Development of a multi-parent population for genetic mapping and allele discovery in six-row barley

Authors: OFFHOFF, ALEX - University Of Minnesota; POETS, ANA - University Of Minnesota; TYAGI, PRIYANKA - North Carolina State University; LEI, LI - University Of Minnesota; CARTER, COREY - University Of Minnesota; HIRSCH, CANDICE - University Of Minnesota; LI, LIN - University Of Minnesota; Brown-Guedira, Gina; MORRELL, PETER - University Of Minnesota; MUEHLBAUER, GARY - University Of Minnesota; SMITH, KEVIN - University Of Minnesota

Submitted to: Genetics
Publication Type: Peer Reviewed Journal
Publication Acceptance Date: 7/16/2019
Publication Date: 10/8/2019
Citation: Offhoff, A., Poets, A.M., Tyagi, P., Lei, L., Carter, C.K., Hirsch, C.N., Li, L., Brown Guedira, G.L., Morrell, P.L., Muehlbauer, G.J., Smith, K.P. 2019. Development of a multi-parent population for genetic mapping and allele discovery in six-row barley. Genetics. 213:595–613.

Interpretive Summary: Collections of plant germplasm hold valuable allelic diversity for crop improvement and genetic mapping of complex traits. To gain access to the genetic diversity within the USDA National Small Grain Collection (NSGC), we developed the Barley Recombinant Inbred Diverse Germplasm Population (BRIDG6), a six-row spring barley multi-parent population (MPP) by crossing 88 cultivated accessions to the common parent variety Rasmusson. The parents were randomly selected from a core subset of the NSGC that represents the genetic diversity of landrace and breeding accessions. In total, we generated 6,160 F5 recombinant inbred lines (RILs) with an average of 69 and a range of 37-168 RILs per family. DNA of these lines were analyzed to identified 7,773 SNPs with an average of 3,889 SNPs segregating per family. We detected 23 chromosome regions associated with flowering time with five regions found coincident with previously described flowering time genes. A major locus was detected near the flowering time gene, HvPpd-H1, which affects photoperiod. Haplotype-based analysis of HvPpd-H1 identified unique alleles to families of Asian origin conferring both positive and negative effects, providing the first observation of flowering time-related alleles private to Asian accessions. We evaluated several subsampling strategies to determine their effect on the power of QTL detection and found that for flowering time in barley, a sample size larger than 50 families or 3,000 individuals results in the highest power for QTL detection. This MPP will be useful for uncovering genes of large and small effect for traits of interest and identifying and utilizing valuable alleles from the NSGC for barley improvement.

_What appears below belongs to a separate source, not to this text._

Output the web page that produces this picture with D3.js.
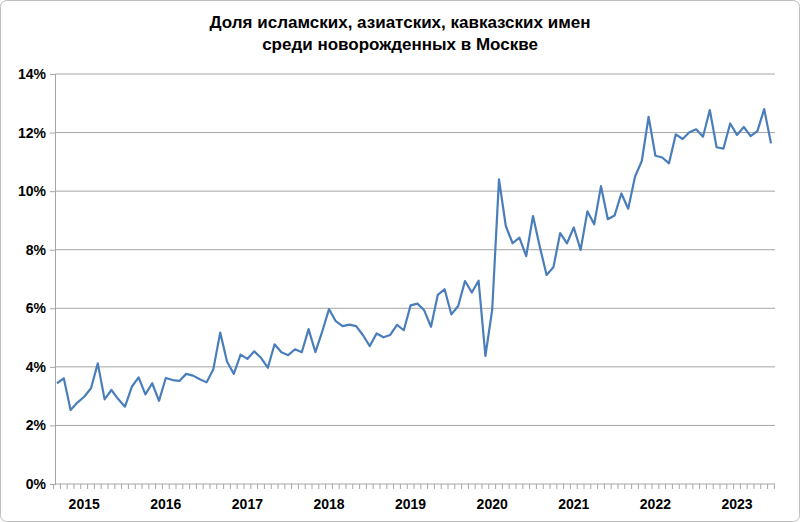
<!DOCTYPE html>
<html><head><meta charset="utf-8">
<script src="https://cdn.jsdelivr.net/npm/d3@7"></script>
<style>body{margin:0;background:#fff}svg{display:block}</style>
</head><body>
<svg id="c" width="800" height="522"></svg>
<script>
const startYear = 2014, startMonth = 8; // Sep 2014 (0-based month)
const values = [3.44,3.61,2.53,2.78,2.98,3.27,4.12,2.89,3.21,2.90,2.64,3.32,3.64,3.06,3.44,2.84,3.62,3.55,3.52,3.76,3.70,3.58,3.47,3.93,5.17,4.18,3.76,4.42,4.27,4.53,4.31,3.97,4.77,4.50,4.40,4.60,
4.50,5.29,4.50,5.20,5.97,5.56,5.39,5.44,5.39,5.08,4.71,5.14,5.01,5.09,5.43,5.25,6.10,6.16,5.93,5.37,6.46,6.65,5.79,6.08,6.93,6.54,6.94,4.37,5.95,10.40,8.81,8.22,8.41,7.78,9.15,
8.10,7.14,7.40,8.57,8.22,8.76,7.99,9.31,8.87,10.17,9.04,9.17,9.92,9.40,10.49,11.03,12.54,11.21,11.15,10.95,11.94,11.78,12.01,12.11,11.86,12.77,11.50,11.45,12.31,11.92,12.19,11.88,12.05,12.80,11.63];
const yTicks = [0,2,4,6,8,10,12,14];
const yearLabels = [2015,2016,2017,2018,2019,2020,2021,2022,2023];
const title = ["Доля исламских, азиатских, кавказских имен","среди новорожденных в Москве"];

const svg = d3.select("#c");
svg.append("rect").attr("x",0.5).attr("y",0.5).attr("width",799).attr("height",521).attr("rx",6)
  .attr("fill","#fff").attr("stroke","#bfbfbf");
const L=55,R=775,T=74,B=484;
const n=values.length;
const x=d3.scaleLinear().domain([0,n-1]).range([57,771]);
const y=d3.scaleLinear().domain([0,14]).range([B,T]);
const step=(x(1)-x(0));
// grid
svg.append("g").selectAll("line").data(yTicks.filter(d=>d>0)).join("line")
  .attr("x1",L).attr("x2",R).attr("y1",d=>y(d)).attr("y2",d=>y(d))
  .attr("stroke","#a6a6a6").attr("stroke-width",1);
// y axis
const ya=svg.append("g").attr("transform",`translate(${L},0)`)
  .call(d3.axisLeft(y).tickValues(yTicks).tickFormat(d=>d+"%").tickSize(5).tickPadding(4));
ya.select(".domain").attr("stroke","#a6a6a6");
ya.selectAll(".tick line").attr("stroke","#a6a6a6");
ya.selectAll("text").attr("font-family","Liberation Sans, Arial, sans-serif").attr("font-weight","bold").attr("font-size",14).attr("fill","#000");
// x axis with monthly ticks
const xt=d3.range(0,n+1).map(i=>x(0)-step/2+i*step).filter(v=>v<=R+1);
svg.append("line").attr("x1",L).attr("x2",R).attr("y1",B).attr("y2",B).attr("stroke","#a6a6a6");
svg.append("g").selectAll("line").data(xt).join("line")
  .attr("x1",d=>d).attr("x2",d=>d).attr("y1",B).attr("y2",B+5).attr("stroke","#a6a6a6");
svg.append("g").selectAll("text").data(yearLabels).join("text")
  .attr("x",d=>x((d-startYear)*12-startMonth)).attr("y",509).attr("text-anchor","middle")
  .attr("font-family","Liberation Sans, Arial, sans-serif").attr("font-weight","bold").attr("font-size",14).text(d=>d);
// line
svg.append("path").datum(values).attr("fill","none").attr("stroke","#4a7ebb").attr("stroke-width",2.2)
  .attr("stroke-linejoin","round")
  .attr("d",d3.line().x((d,i)=>x(i)).y(d=>y(d)));
// title
svg.append("g").selectAll("text").data(title).join("text")
  .attr("x",400).attr("y",(d,i)=>28+i*22).attr("text-anchor","middle")
  .attr("font-family","Liberation Sans, Arial, sans-serif").attr("font-weight","bold").attr("font-size",17).text(d=>d);
</script></body></html>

Technical Abstract: Germplasm collections hold valuable allelic diversity for crop improvement and genetic mapping of complex traits. To gain access to the genetic diversity within the USDA National Small Grain Collection (NSGC), we developed the Barley Recombinant Inbred Diverse Germplasm Population (BRIDG6), a six-row spring barley multi-parent population (MPP) with 88 cultivated accessions crossed to a common parent (Rasmusson). The parents were randomly selected from a core subset of the NSGC that represents the genetic diversity of landrace and breeding accessions. In total, we generated 6,160 F5 recombinant inbred lines (RILs) with an average of 69 and a range of 37-168 RILs per family that were genotyped with 7,773 SNPs with an average of 3,889 SNPs segregating per family. We detected 23 QTL associated with flowering time with five QTL found coincident with previously described flowering time genes. A major QTL was detected near the flowering time gene, HvPpd-H1, which affects photoperiod. Haplotype-based analysis of HvPpd-H1 identified private alleles to families of Asian origin conferring both positive and negative effects, providing the first observation of flowering time-related alleles private to Asian accessions. We evaluated several subsampling strategies to determine their effect on the power of QTL detection and found that for flowering time in barley, a sample size larger than 50 families or 3,000 individuals results in the highest power for QTL detection. This MPP will be useful for uncovering large and small effect QTL for traits of interest and identifying and utilizing valuable alleles from the NSGC for barley improvement.